-- Start ENTRIES --

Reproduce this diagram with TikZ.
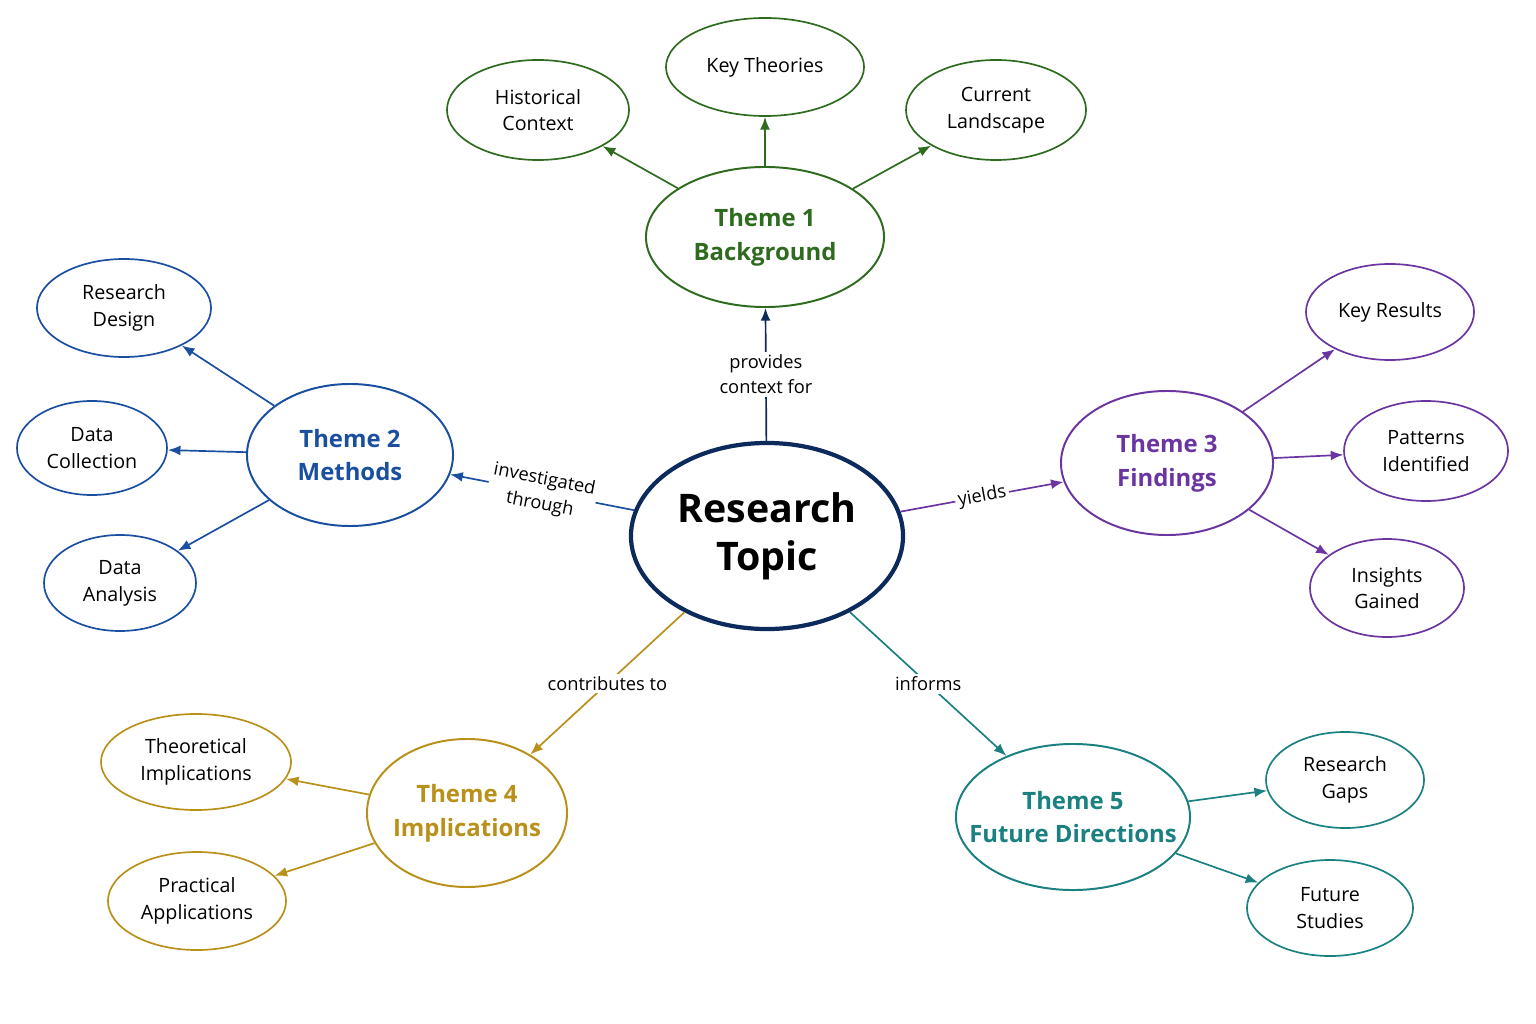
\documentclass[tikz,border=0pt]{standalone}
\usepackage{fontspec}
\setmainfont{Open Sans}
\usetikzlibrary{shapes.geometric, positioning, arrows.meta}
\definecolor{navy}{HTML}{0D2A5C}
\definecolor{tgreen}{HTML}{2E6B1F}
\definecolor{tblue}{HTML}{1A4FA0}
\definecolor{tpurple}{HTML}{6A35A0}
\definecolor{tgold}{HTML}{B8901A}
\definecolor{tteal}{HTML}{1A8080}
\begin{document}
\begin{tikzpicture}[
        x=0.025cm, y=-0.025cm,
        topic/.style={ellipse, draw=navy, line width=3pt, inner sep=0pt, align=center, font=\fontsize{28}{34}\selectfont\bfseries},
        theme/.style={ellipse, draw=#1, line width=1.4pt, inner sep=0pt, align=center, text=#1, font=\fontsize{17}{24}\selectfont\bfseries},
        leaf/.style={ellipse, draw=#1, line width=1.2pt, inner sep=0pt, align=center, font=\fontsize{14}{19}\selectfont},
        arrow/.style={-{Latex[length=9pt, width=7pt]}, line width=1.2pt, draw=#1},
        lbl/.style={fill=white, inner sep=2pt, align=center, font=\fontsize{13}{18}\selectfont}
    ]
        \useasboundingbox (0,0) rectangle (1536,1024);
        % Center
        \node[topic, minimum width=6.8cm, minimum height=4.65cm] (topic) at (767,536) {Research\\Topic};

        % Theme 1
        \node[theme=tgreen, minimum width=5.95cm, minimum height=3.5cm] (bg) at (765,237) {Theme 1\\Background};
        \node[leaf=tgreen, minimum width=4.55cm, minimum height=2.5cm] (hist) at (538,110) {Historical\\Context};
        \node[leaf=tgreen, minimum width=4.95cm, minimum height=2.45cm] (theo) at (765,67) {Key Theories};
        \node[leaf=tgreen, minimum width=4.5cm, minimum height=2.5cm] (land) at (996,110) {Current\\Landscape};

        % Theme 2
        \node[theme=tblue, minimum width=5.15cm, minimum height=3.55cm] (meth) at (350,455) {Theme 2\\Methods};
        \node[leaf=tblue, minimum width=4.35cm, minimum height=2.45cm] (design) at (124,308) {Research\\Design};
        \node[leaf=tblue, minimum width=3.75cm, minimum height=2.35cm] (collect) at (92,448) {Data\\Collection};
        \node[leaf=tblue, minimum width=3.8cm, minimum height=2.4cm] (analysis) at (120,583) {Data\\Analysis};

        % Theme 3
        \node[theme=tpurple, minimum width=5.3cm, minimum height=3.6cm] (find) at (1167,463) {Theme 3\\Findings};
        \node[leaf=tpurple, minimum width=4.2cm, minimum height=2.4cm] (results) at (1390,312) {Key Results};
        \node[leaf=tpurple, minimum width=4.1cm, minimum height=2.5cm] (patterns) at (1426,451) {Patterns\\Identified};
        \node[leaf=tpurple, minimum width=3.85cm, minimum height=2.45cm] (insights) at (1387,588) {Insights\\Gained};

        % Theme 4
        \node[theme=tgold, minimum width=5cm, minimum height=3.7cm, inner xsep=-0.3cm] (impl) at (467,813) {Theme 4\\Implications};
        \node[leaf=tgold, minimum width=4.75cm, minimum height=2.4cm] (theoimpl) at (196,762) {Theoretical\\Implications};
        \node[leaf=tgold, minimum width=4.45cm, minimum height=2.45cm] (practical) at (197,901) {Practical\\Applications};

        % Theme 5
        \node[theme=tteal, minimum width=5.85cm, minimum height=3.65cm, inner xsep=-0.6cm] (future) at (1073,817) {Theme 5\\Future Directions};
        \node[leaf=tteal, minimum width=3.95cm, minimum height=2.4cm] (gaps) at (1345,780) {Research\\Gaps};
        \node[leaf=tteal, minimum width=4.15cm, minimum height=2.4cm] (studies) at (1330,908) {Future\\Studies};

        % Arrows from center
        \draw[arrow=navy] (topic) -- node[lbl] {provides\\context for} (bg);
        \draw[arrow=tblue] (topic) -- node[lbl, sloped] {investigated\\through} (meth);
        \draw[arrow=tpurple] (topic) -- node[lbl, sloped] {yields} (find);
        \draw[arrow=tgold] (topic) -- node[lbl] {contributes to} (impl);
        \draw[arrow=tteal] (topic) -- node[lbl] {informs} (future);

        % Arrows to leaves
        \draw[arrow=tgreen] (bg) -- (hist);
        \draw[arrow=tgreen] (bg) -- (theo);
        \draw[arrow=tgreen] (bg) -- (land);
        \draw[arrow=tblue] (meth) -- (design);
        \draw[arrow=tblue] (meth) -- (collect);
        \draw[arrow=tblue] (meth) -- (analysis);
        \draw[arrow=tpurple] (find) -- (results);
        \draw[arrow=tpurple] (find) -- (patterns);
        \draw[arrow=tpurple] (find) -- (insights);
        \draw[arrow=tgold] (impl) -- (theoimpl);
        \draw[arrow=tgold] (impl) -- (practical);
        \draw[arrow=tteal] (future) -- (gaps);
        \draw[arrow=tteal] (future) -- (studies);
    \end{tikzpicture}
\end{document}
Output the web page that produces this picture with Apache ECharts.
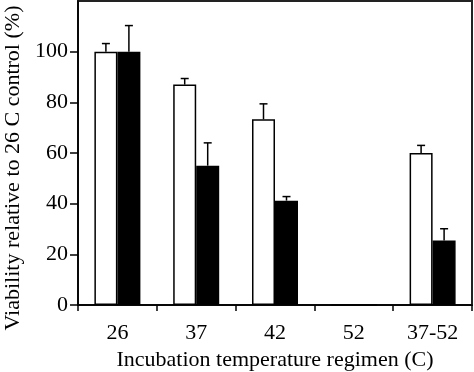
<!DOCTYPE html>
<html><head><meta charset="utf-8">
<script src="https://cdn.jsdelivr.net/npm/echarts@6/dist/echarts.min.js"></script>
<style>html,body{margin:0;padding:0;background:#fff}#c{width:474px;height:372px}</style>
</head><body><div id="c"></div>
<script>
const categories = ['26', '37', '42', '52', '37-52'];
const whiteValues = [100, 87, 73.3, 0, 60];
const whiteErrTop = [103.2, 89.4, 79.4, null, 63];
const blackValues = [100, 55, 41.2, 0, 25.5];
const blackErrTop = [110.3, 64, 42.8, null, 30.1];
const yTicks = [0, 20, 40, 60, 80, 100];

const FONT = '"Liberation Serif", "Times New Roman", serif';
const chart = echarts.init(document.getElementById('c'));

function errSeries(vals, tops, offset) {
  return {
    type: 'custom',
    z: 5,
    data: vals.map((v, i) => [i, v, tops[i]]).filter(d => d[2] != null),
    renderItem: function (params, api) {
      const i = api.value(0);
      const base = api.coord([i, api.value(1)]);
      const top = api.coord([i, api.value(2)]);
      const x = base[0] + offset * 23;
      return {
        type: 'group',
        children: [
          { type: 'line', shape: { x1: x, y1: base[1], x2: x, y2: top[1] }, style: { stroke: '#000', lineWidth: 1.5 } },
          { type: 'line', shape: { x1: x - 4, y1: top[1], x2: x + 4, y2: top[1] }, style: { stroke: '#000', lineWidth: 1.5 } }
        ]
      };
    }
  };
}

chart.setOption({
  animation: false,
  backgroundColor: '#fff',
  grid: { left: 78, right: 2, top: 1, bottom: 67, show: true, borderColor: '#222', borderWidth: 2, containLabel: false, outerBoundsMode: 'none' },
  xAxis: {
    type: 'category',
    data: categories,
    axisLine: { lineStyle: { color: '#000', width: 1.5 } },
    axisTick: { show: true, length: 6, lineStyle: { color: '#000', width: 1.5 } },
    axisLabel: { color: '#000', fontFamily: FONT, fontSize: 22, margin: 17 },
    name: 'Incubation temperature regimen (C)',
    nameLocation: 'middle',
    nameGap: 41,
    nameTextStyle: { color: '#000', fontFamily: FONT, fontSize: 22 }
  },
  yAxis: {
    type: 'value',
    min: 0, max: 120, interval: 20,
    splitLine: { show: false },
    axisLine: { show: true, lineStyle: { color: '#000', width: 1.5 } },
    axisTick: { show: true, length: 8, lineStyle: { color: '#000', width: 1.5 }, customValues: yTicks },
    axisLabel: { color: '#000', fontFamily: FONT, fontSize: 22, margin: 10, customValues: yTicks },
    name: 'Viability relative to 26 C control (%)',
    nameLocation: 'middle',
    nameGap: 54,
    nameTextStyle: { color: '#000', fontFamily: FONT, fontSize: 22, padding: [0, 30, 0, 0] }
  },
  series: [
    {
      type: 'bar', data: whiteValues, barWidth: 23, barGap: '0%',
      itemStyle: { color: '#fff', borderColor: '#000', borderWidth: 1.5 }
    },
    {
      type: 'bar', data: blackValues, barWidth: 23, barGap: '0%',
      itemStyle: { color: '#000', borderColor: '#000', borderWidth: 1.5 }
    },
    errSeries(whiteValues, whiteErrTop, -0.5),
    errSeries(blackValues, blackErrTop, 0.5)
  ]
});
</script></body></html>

-- End ENTRIES --

▶ WHAT THE TASK ASKS
Show all lines from the listing above in which "with" appears.

▶ RESULT OF THE TASK
Reproduce this diagram with TikZ.
Output the web page that produces this picture with Apache ECharts.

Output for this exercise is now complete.